After 15 years of silence and detention without trial, Eritrea’s most prominent satirical cartoonist, Biniam Solomon, is finally free.
Known to his fans by the pen name “Cobra,” the 60-year-old artist was released from Asmara’s “Crime Investigation” prison this week, according to family and friends.
Biniam Solomon was a dual-threat intellectual; he served as a physics teacher by day while skewering political absurdity by night.
Despite losing an arm in childhood, he became a prolific artist whose work flourished during Eritrea’s brief window of press freedom (1997–2001).
His cartoons were famous for their sharp social commentary, particularly his “Conversation with Cobra” series.
One of his most iconic drawings satirized the “freezing” (suspension) of government ministers in 2001, depicting a fearful official refusing to leave his bed until he heard on the radio whether he still had a job.
Biniam’s ordeal began in 2011 when he was arrested in the capital, Asmara.

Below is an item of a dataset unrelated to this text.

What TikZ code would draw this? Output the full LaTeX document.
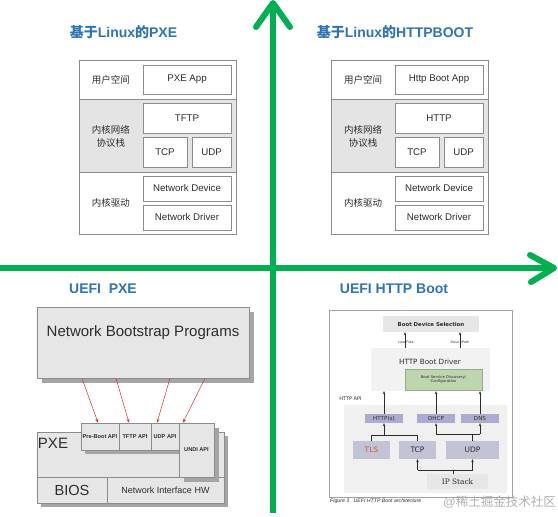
\documentclass[tikz,border=0pt]{standalone}
\usepackage{fontspec}
\setmainfont{Liberation Sans}
\newfontfamily\cjk{Noto Sans CJK SC}
\newfontfamily\dvsans{DejaVu Sans}
\newfontfamily\dvserif{DejaVu Serif}
\usetikzlibrary{arrows.meta,shadows}
\definecolor{axgreen}{RGB}{0,176,80}
\definecolor{ttlblue}{RGB}{46,117,182}
\definecolor{bordergray}{RGB}{140,140,140}
\definecolor{rowgray}{RGB}{228,228,228}
\definecolor{textgray}{RGB}{45,45,45}
\definecolor{boxgray}{RGB}{230,230,230}
\definecolor{shadowgray}{RGB}{165,165,165}
\definecolor{arrred}{RGB}{230,40,40}
\definecolor{lav}{RGB}{172,172,210}
\definecolor{lavgray}{RGB}{195,195,214}
\definecolor{sage}{RGB}{190,214,176}
\definecolor{tlsorange}{RGB}{196,96,58}
\definecolor{wmgray}{RGB}{178,178,178}
\tikzset{
  ttl/.style={text=ttlblue, font=\bfseries\fontsize{14}{16}\selectfont, inner sep=0},
  rowbox/.style={draw=bordergray, line width=0.8, minimum width=157, inner sep=0},
  cell/.style={draw=bordergray, line width=0.8, fill=white, inner sep=0, text=textgray, font=\fontsize{9.7}{12}\selectfont},
  cnlabel/.style={font=\cjk\fontsize{9.5}{13}\selectfont, text=textgray, align=center, inner sep=0},
  pxbox/.style={draw=bordergray, fill=boxgray, line width=0.6, inner sep=0, text=textgray},
  pxshadow/.style={general shadow={fill=shadowgray, shadow xshift=#1, shadow yshift=-#1}},
  apilabel/.style={font=\bfseries\fontsize{5.6}{6}\selectfont},
  redarrow/.style={draw=arrred, line width=0.5, -{Stealth[length=4pt,width=3pt]}},
  brline/.style={draw=textgray, line width=0.6},
  brarrow/.style={brline, -{Stealth[length=3pt,width=2.4pt]}},
  brbox/.style={inner sep=0, text=textgray, font=\dvsans\fontsize{5.6}{6}\selectfont},
  axis/.style={draw=axgreen, line width=6},
  chev/.style={draw=axgreen, line width=6, line cap=round, line join=round},
}
\newcommand\linuxpanel[6]{%
\begin{scope}[xshift=#2]
  \node[ttl] (#1title) at (#6,32) {#3};
  \node[rowbox, minimum height=39] (#1r1) at (157.5,79.5) {};
  \node[rowbox, minimum height=73, fill=rowgray] (#1r2) at (157.5,135.5) {};
  \node[rowbox, minimum height=62] (#1r3) at (157.5,203) {};
  \node[cnlabel] (#1l1) at (111,80) {用户空间};
  \node[cnlabel] (#1l2) at (111,136) {内核网络\\协议栈};
  \node[cnlabel] (#1l3) at (111,203) {内核驱动};
  \node[cell, minimum width=88, minimum height=29] (#1app) at (187,79.5) {#4};
  \node[cell, minimum width=88, minimum height=30] (#1proto) at (187,118) {#5};
  \node[cell, minimum width=44, minimum height=30] (#1tcp) at (165,152) {TCP};
  \node[cell, minimum width=39, minimum height=30] (#1udp) at (211.5,152) {UDP};
  \node[cell, minimum width=88, minimum height=25] (#1dev) at (187,188.5) {Network Device};
  \node[cell, minimum width=88, minimum height=25] (#1drv) at (187,217.5) {Network Driver};
\end{scope}}
\begin{document}
\begin{tikzpicture}[x=1pt,y=-1pt]
\useasboundingbox[fill=white] (0,0) rectangle (558,517);

% axes
\coordinate (vbot) at (273,513);
\coordinate (vtop) at (273,5);
\coordinate (hl) at (0,268);
\coordinate (hr) at (551,268);
\draw[axis] (vbot) -- (vtop);
\draw[chev] (256,27) -- (273,3) -- (290,27);
\draw[axis] (hl) -- (hr);
\draw[chev] (530,255) -- (554,268) -- (531,282);

% top panels
\linuxpanel{L}{0pt}{{\cjk 基于}Linux{\cjk 的}PXE}{PXE App}{TFTP}{123.5}
\linuxpanel{R}{252pt}{{\cjk 基于}Linux{\cjk 的}HTTPBOOT}{Http Boot App}{HTTP}{143}

% bottom left: UEFI PXE
\node[ttl] (bltitle) at (103,289) {UEFI\ \ PXE};
\node[pxbox, pxshadow=5pt, minimum width=212, minimum height=71] (nbp) at (143,342.5) {};
\node[inner sep=0, text=textgray, font=\fontsize{15}{17}\selectfont] (nbpt) at (143,333) {Network Bootstrap Programs};

\node[pxbox, pxshadow=4pt, minimum width=187, minimum height=71] (pxe) at (130.5,467.5) {};
\node[pxbox, minimum width=70, minimum height=26, font=\fontsize{14.6}{16}\selectfont] (bios) at (72,490) {BIOS};
\node[pxbox, minimum width=117, minimum height=26, font=\fontsize{9}{11}\selectfont] (nihw) at (165.5,490) {Network Interface HW};
\node[inner sep=0, text=textgray, font=\fontsize{15}{17}\selectfont] (pxet) at (53,443) {PXE};

\node[pxbox, pxshadow=5pt, minimum width=35, minimum height=54, apilabel] (undi) at (196.5,450) {UNDI API};
\fill[shadowgray] (85,450) rectangle (183,454);
\node[pxbox, minimum width=38, minimum height=27, apilabel] (preboot) at (100,436.5) {Pre-Boot API};
\node[pxbox, minimum width=32, minimum height=27, apilabel] (tftpapi) at (135,436.5) {TFTP API};
\node[pxbox, minimum width=28, minimum height=27, apilabel] (udpapi) at (165,436.5) {UDP API};
\node[pxbox, minimum width=35, minimum height=54, apilabel] (undi2) at (196.5,450) {UNDI API};

\draw[redarrow] (nbp.south -| 82,0) -- (preboot.north -| 98,0);
\draw[redarrow] (nbp.south -| 116,0) -- (tftpapi.north -| 129,0);
\draw[redarrow] (nbp.south -| 170,0) -- (udpapi.north -| 157,0);
\draw[redarrow] (nbp.south -| 205,0) -- (undi2.north -| 183,0);

% bottom right: UEFI HTTP Boot
\node[ttl] (brtitle) at (394,289) {UEFI HTTP Boot};
\node[draw=bordergray!80, line width=0.6, fill=white, minimum width=183, minimum height=187, inner sep=0] (frame) at (420.5,403.5) {};
\node[brbox, fill=boxgray, minimum width=96, minimum height=16, font=\dvsans\bfseries\fontsize{5.4}{6}\selectfont] (bds) at (431,324) {Boot Device Selection};
\node[brbox, fill=black!5, minimum width=119, minimum height=43] (hbd) at (430.5,369.5) {};
\node[brbox, font=\dvsans\fontsize{7.2}{8}\selectfont] (hbdt) at (430,362) {HTTP Boot Driver};
\node[brbox, fill=sage, draw=sage!80!black, line width=0.3, minimum width=77, minimum height=21, align=center, font=\dvsans\fontsize{3.8}{4.6}\selectfont] (bsd) at (443.5,379.5) {Boot Service Discovery/\\Configuration};
\draw[brarrow] (hbd.north -| 405,0) -- (bds.south -| 405,0);
\draw[brarrow] (hbd.north -| 460,0) -- (bds.south -| 460,0);
\node[brbox, font=\dvsans\fontsize{3.3}{4}\selectfont] (lf) at (406,342) {LoadFiles};
\node[brbox, font=\dvsans\fontsize{3.3}{4}\selectfont] (dp) at (460,342) {DevicePath};
\node[brbox, font=\dvsans\fontsize{5}{6}\selectfont] (hapi) at (350.5,399) {HTTP API};
\node[brbox, fill=black!6, minimum width=163, minimum height=88] (area) at (425.5,449) {};
\node[brbox, fill=lav, minimum width=38, minimum height=9] (https) at (384,418.5) {HTTP(s)};
\node[brbox, fill=lav, minimum width=38, minimum height=9] (dhcp) at (436,418.5) {DHCP};
\node[brbox, fill=lav, minimum width=38, minimum height=9] (dns) at (480,418.5) {DNS};
\node[brbox, fill=lavgray, minimum width=37, minimum height=18, text=tlsorange, font=\dvsans\fontsize{7.5}{8}\selectfont] (tls) at (371.5,450) {TLS};
\node[brbox, fill=lavgray, minimum width=37, minimum height=18, font=\dvsans\fontsize{7.5}{8}\selectfont] (tcp) at (417.5,450) {TCP};
\node[brbox, fill=lavgray, minimum width=53, minimum height=18, font=\dvsans\fontsize{7.5}{8}\selectfont] (udp) at (472.5,450) {UDP};
\node[brbox, fill=boxgray, minimum width=61, minimum height=15, font=\dvserif\fontsize{7.4}{8}\selectfont] (ip) at (457.5,481.5) {IP Stack};

\draw[brarrow] (https.north) -- (hbd.south -| https.north);
\draw[brarrow] (dhcp.north) -- (hbd.south -| dhcp.north);
\draw[brarrow] (dns.north) -- (hbd.south -| dns.north);
\draw[brline] (tls.north) -- (tls.north |- 0,435) -- (tcp.north |- 0,435) -- (tcp.north);
\draw[brarrow] (https.south |- 0,435) -- (https.south);
\draw[brline] (udp.north) -- (udp.north |- 0,434);
\draw[brline] (dhcp.south |- 0,434) -- (dns.south |- 0,434);
\draw[brarrow] (dhcp.south |- 0,434) -- (dhcp.south);
\draw[brarrow] (dns.south |- 0,434) -- (dns.south);
\draw[brline] (ip.north -| 453,0) -- (453,470);
\draw[brline] (tcp.south |- 0,470) -- (udp.south |- 0,470);
\draw[brarrow] (tcp.south |- 0,470) -- (tcp.south);
\draw[brarrow] (udp.south |- 0,470) -- (udp.south);

\node[anchor=west, inner sep=0, text=textgray, font=\itshape\fontsize{5.2}{6}\selectfont] (cap) at (330,501) {Figure 3\ \ \ UEFI HTTP Boot architecture};
\node[anchor=east, inner sep=0, text=wmgray, font=\fontsize{12.5}{14}\selectfont] (wm) at (556,502) {@{\cjk 稀土掘金技术社区}};
\end{tikzpicture}
\end{document}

For a decade and a half, while in detention he was never officially charged with a crime or brought before a judge.
He was held incommunicado, with his family receiving no word of his condition or whereabouts; detained in a facility notorious for housing political prisoners and conscientious objectors under severe conditions.
While Biniam’s release is a victory for his family and the artistic community, it exhibits the opaque nature of the Eritrean justice system.
Human rights groups estimate that thousands of others remain in “underground” prisons without trial.